The president of Brazil’s environmental protection agency (IBAMA) caused an uproar in July when he told an Australian TV crew that his agency’s role “is not caring for the environment, but to minimize the impact.” Later, when he thought the cameras were off he said that Brazilian Indigenous peoples would suffer the same fate as Australia’s Aboriginal peoples.
He made these remarks while speaking with Allison Langdon of the Australian “60 Minutes” program about the controversial Belo Monte dam, which he had approved despite widespread protests from environmentalists and Indigenous groups. His predecessor had resigned his office instead of signing the license allowing the dam to proceed.
The Belo Monte dam is backed by Brazilian government energy companies. It is a $16 billion hydroelectric project that will block the Xingu river, and swamp more than 40,000 hectares of forest and displace upwards of 16,000 people, including Indigenous tribes.
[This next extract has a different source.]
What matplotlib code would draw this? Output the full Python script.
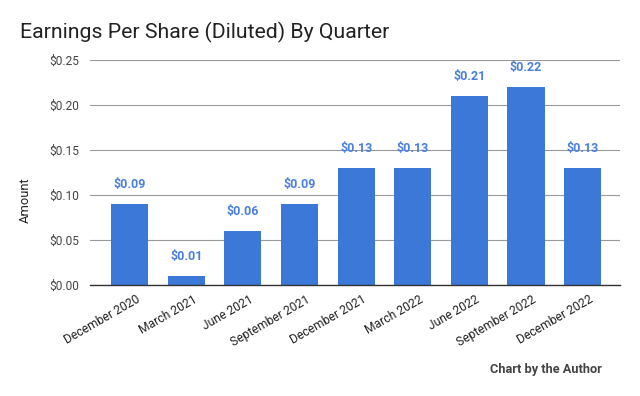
import matplotlib
matplotlib.use("Agg")
import numpy as np
from matplotlib import pyplot as plt

# quarterly diluted EPS
quarters = ["December 2020", "March 2021", "June 2021", "September 2021",
            "December 2021", "March 2022", "June 2022", "September 2022",
            "December 2022"]
eps = [0.09, 0.01, 0.06, 0.09, 0.13, 0.13, 0.21, 0.22, 0.13]
yticks = [0.0, 0.05, 0.10, 0.15, 0.20, 0.25]

plt.rcParams['font.family'] = ['Roboto', 'DejaVu Sans']

fig = plt.figure(figsize=(6.4, 3.96), dpi=100)
ax = fig.add_axes([90 / 640, 1 - 285.3 / 396, 530 / 640, 225.3 / 396])

bar_color = "#3c78d8"
x = np.arange(len(quarters))
ax.bar(x, eps, width=0.655, color=bar_color, zorder=3)

for xi, v in zip(x, eps):
    ax.annotate("$%.2f" % v, (xi, v), xytext=(0, 14), textcoords="offset points",
                ha="center", va="center", fontsize=9, fontweight="bold",
                color="#4a7fdc")

# rotated category labels, drawn by hand so they can sit a bit right of the tick
for xi, q in zip(x, quarters):
    ax.annotate(q, (xi, 0), xycoords=("data", "axes fraction"),
                xytext=(4.5, -5.5), textcoords="offset points",
                rotation=30, ha="right", va="top", rotation_mode="anchor",
                fontsize=8.7, color="#222222")

ax.set_xlim(-0.70, 8.66)
ax.set_ylim(0, 0.25)
ax.set_yticks(yticks)
ax.set_yticklabels(["$%.2f" % t for t in yticks], fontsize=8.6, color="#444444")
ax.set_xticks(x)
ax.set_xticklabels([])
ax.tick_params(axis="both", length=0)
ax.tick_params(axis="y", pad=8)
ax.grid(axis="y", color="#9a9a9a", linewidth=0.8, zorder=0)
for s in ["top", "right", "left"]:
    ax.spines[s].set_visible(False)
ax.spines["bottom"].set_color("#333333")
ax.spines["bottom"].set_linewidth(1.0)
ax.spines["bottom"].set_zorder(4)

ax.set_ylabel("Amount", fontsize=9.3, color="#222222", va="center")
ax.yaxis.set_label_coords((25 - 90) / 530, (285.3 - 200) / 225.3)

fig.text(20 / 640, 1 - 32 / 396, "Earnings Per Share (Diluted) By Quarter",
         fontsize=15.3, color="#222222", ha="left", va="center")
fig.text(602 / 640, 1 - 369 / 396, "Chart by the Author", fontsize=9.2,
         fontweight="bold", color="#444444", ha="right", va="center")

plt.savefig("out.png", dpi=100)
Unaware that he was still belng taped, he implied that Brazil does not respect its Indigenous population.
“You have the natives there and do not respect them,” he said to Langdon.
“So you going to do with the Indians the same as we did with the Aborigines?” she asked.
“Yes, yes,” said Trennepohl.
In the 19th century, Australian colonists ran a campaign to exterminate Aboriginal peoples. Settlers paid bounties to trackers who captured and killed Aborigines. Discriminatory policies against Aboriginals continued into the mid-20th century and today the Aboriginal peoples are among the poorest and least educated of any Australians.